For any two real sequences $\{a_n\}$, $\{b_n\}$,

prove that: $\limsup_{n \rightarrow \infty} (a_n+b_n) \le \limsup_{n\rightarrow\infty}(a_n) + \limsup_{n\rightarrow \infty} (b_n)$

provided the sum on the right is not of the form $\infty – \infty$

The solution in the manual goes as following:

Since the case when $\limsup_{n\rightarrow\infty}(a_n) = +\infty$ and $\limsup_{n\rightarrow\infty}(b_n) = -\infty$ has been excluded from consideration , we note that the inequality is obvious if $\limsup_{n\rightarrow\infty}(a_n) = +\infty$. Hence we shall assume that $\{a_n\}$ is bounded above.

Let $\{n_k\}$ be a subsequence of the positive integers such that $\lim_{k\rightarrow\infty}(a_{n_k} + b_{n_k}) = \limsup_{n\rightarrow\infty}(a_n + b_n)$.

Then choose a subsequence of the positive integers $\{k_m\}$ such that

$$\lim_{m\rightarrow\infty}(a_{n_{k_m}}) = \limsup_{k\rightarrow\infty}(a_{n_k})$$

The subsequence $a_{n_{k_m}} + b_{n_{k_m}}$ still converges to the same limit as $a_{n_k} + b_{n_k}$.

And proof continue.
I understand all the proof except for the last sentence, precisely:

The subsequence $a_{n_{k_m}} + b_{n_{k_m}}$ still converges to the same limit as $a_{n_k} + b_{n_k}$.

Why this is true?

I was thinking that we can also assume that $\{b_n\}$ also bounded so that it contains a series that converges and so $\limsup_{n\rightarrow \infty} (b_n)$ is finite but I don't know if this is useful and I couldn't go further.

Answer 1

After the answer from Kavi, and some extra effort I see that we can solve the problem as follows:

If $\limsup_{n\rightarrow\infty}(b_n) = +\infty$ then the inequality is also obvious so we can also (as we did with $\{a_n\}$) assume that $\{b_n\}$ is bounded.

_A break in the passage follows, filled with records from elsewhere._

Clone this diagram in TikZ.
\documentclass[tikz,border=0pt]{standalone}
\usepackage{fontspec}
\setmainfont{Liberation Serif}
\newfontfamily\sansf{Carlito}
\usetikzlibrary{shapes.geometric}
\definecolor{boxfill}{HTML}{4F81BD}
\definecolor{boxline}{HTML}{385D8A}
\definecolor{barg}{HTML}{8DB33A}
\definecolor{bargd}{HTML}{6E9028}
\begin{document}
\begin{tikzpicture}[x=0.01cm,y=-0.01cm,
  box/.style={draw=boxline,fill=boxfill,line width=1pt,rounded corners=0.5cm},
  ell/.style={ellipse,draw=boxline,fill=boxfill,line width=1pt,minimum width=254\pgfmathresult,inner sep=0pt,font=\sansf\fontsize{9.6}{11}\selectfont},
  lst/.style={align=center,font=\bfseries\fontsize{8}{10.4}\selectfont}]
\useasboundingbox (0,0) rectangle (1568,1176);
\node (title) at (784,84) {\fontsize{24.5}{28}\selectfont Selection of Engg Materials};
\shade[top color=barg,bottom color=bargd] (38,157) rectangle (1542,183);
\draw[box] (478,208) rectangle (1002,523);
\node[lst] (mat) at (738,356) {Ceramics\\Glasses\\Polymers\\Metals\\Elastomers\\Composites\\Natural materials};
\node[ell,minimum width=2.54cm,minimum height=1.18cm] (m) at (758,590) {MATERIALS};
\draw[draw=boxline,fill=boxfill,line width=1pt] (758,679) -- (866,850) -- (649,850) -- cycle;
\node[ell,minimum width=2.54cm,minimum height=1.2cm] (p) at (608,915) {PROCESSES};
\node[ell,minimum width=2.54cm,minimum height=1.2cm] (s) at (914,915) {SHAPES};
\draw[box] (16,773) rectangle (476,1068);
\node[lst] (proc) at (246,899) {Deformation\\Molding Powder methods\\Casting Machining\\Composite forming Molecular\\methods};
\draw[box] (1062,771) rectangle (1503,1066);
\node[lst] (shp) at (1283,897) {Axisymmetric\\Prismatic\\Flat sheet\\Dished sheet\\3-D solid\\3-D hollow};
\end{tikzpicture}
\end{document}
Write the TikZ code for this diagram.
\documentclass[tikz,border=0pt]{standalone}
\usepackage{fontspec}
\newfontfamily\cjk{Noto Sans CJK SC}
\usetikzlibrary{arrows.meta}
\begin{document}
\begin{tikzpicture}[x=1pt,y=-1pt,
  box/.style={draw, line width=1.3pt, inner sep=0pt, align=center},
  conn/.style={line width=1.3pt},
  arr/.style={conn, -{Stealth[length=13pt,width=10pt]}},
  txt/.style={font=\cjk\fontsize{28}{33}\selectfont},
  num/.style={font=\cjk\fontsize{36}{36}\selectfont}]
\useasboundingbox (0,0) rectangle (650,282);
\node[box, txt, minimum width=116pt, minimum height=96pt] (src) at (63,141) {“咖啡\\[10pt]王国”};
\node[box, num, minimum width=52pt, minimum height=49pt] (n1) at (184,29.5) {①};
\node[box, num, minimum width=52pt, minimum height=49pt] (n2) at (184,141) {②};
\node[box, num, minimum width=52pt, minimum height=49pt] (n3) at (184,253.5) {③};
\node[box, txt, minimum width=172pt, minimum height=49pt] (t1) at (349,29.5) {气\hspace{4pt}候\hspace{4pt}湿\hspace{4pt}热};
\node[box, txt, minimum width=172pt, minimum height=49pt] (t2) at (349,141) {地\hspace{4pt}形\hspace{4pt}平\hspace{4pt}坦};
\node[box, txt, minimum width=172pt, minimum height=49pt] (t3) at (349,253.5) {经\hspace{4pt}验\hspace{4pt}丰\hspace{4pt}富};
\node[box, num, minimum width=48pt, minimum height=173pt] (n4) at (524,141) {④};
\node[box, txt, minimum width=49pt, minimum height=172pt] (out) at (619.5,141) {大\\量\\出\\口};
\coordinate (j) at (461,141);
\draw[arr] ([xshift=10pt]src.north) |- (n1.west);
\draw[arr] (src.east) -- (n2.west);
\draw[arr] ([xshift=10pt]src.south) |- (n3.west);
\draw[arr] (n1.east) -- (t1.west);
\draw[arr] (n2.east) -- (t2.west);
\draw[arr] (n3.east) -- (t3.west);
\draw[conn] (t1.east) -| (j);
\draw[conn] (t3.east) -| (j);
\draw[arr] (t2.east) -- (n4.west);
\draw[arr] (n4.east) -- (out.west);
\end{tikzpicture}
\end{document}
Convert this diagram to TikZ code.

Since both sequences are bounded, $\{a_n+b_n\}$ also bounded, and there is a subsequence of $\{a_n+b_n\}$ that converges so $\limsup_{n\rightarrow\infty}(a_n+b_n)$ is finite and since: $$\lim_{k\rightarrow\infty}(a_{n_k} + b_{n_k}) = \limsup_{n\rightarrow\infty}(a_n + b_n)$$

Then $\lim_{k\rightarrow\infty}(a_{n_k} + b_{n_k})$ is also finite and therefore converges.

Then every subsequence of it also converges to the same limit.

And this answers my question, but please correct me if there is a flaw somewhere.